Merwin: Lose Your Fear of Light Tippets

Right now in much of trout country, it’s small-fly and light-leader time. Sure, there are exceptions, like throwing streamers or … Continued

Right now in much of trout country, it’s small-fly and light-leader time. Sure, there are exceptions, like throwing streamers or fishing a hopper pattern. But August also means Trico spinner falls, small terrestrials such as ants, and often hatches of tiny Blue-Winged Olives on cloudy afternoons. All of those bugs can be size 20 or smaller.

Light leader tippets are essential but intimidate many people. Here are a couple of tips that will help.

First, and to conquer the intimidation factor, rig your fly rod and tie a size 20 fly to the end of your 6X tippet. Hook the fly into a low-hanging branch or bush. Then back away about 30 feet so 20 feet of line are outside the rod tip, plus the extended leader.

Now pull steadily and gently with the rod raised or to the side. Pull harder. You will be amazed at how strong the connection feels and should gain some confidence there by.

A sudden yank instead of a steady pull will snap the leader tippet, or course, which brings me to a second suggestion.

Setting the hook without breaking off the fish is also a problem for many not accustomed to light tippets. (I use 6X very often with small flies, 7X once in a while, and 8X almost–but not quite–never.) It’s important to strike with a firm lift instead of a leader-snapping wrist strike.

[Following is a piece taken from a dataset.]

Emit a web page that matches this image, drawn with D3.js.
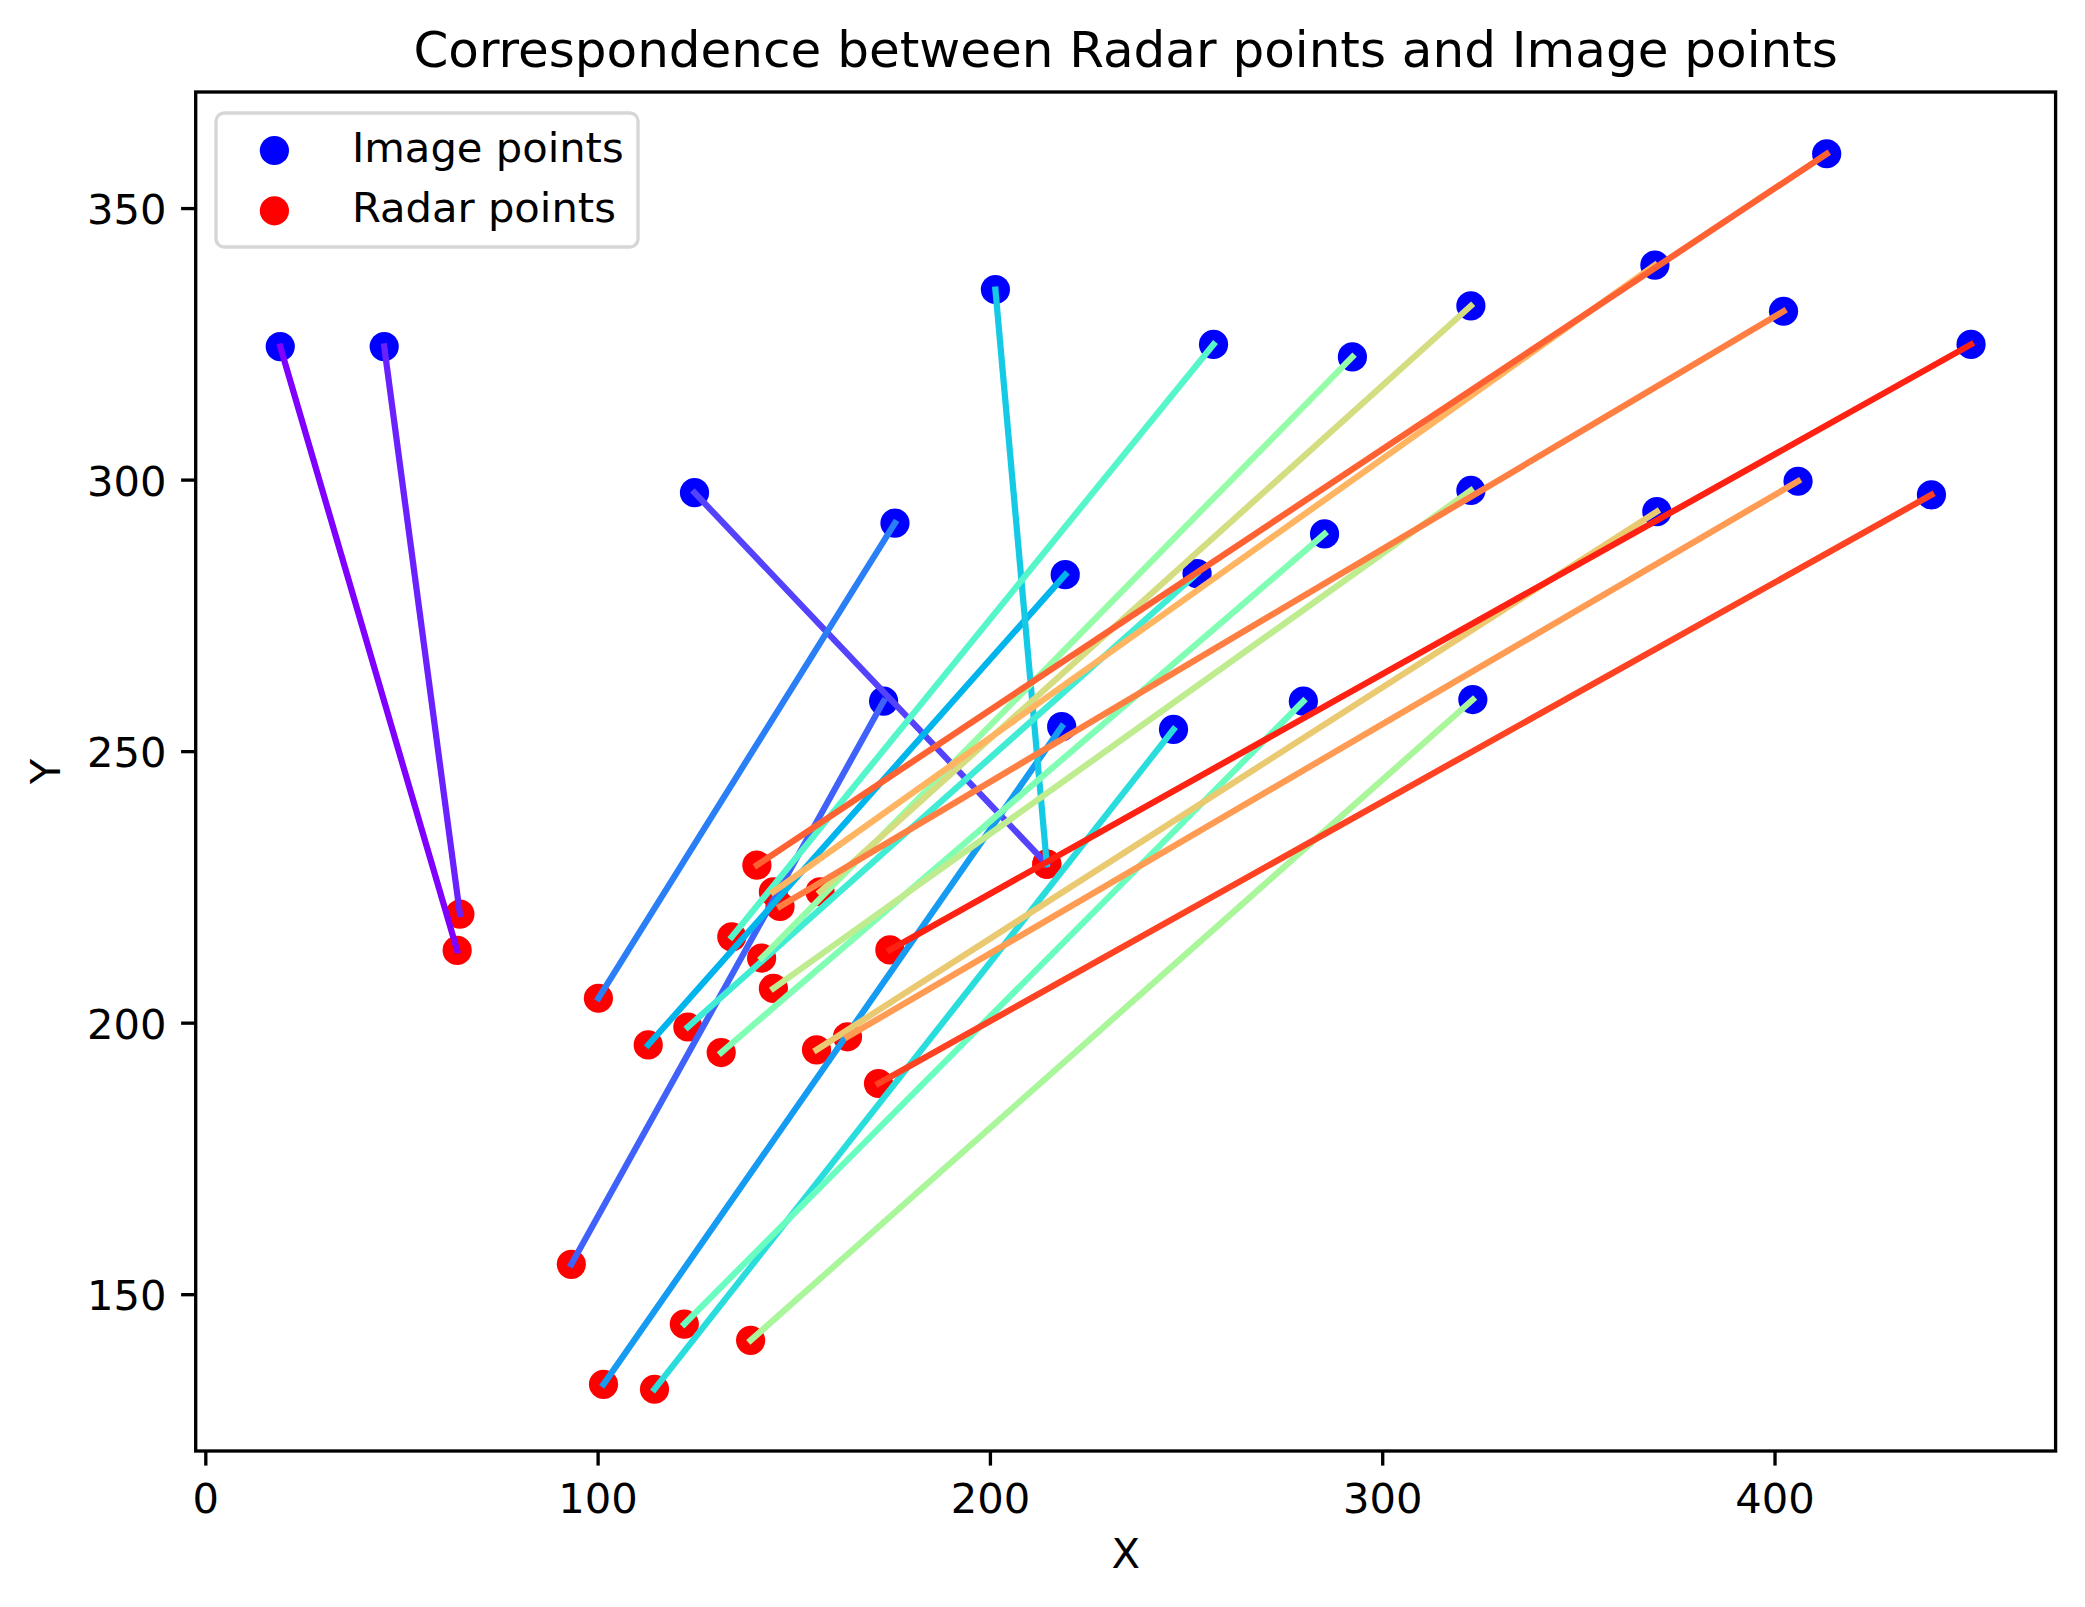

When you set the hook, do NOT rotate your rod-hand wrist to the rear. Many people are used to that wrist roll in responding to a strike, but it’s all wrong. In rolling your wrist rearward, your rod-hand thumb might move through an arc of five or six inches. At the same time, however, the tip of your 9-foot rod moves through an arc of five or six feet and at much greater speed. That speed is enough to snap your 6X at the fly knot. Dang! Busted off another one.

Instead, set the hook by lifting your rod-hand forearm firmly up and rearward. Do not bend your wrist at all; keep it locked. In that event, your hand moves about 8 inches up and to the rear. Because your wrist remains locked, that’s how much the rod tip moves also, and at the same speed. You’ll get hooked up without breaking off. And chances are you’ll stay that way.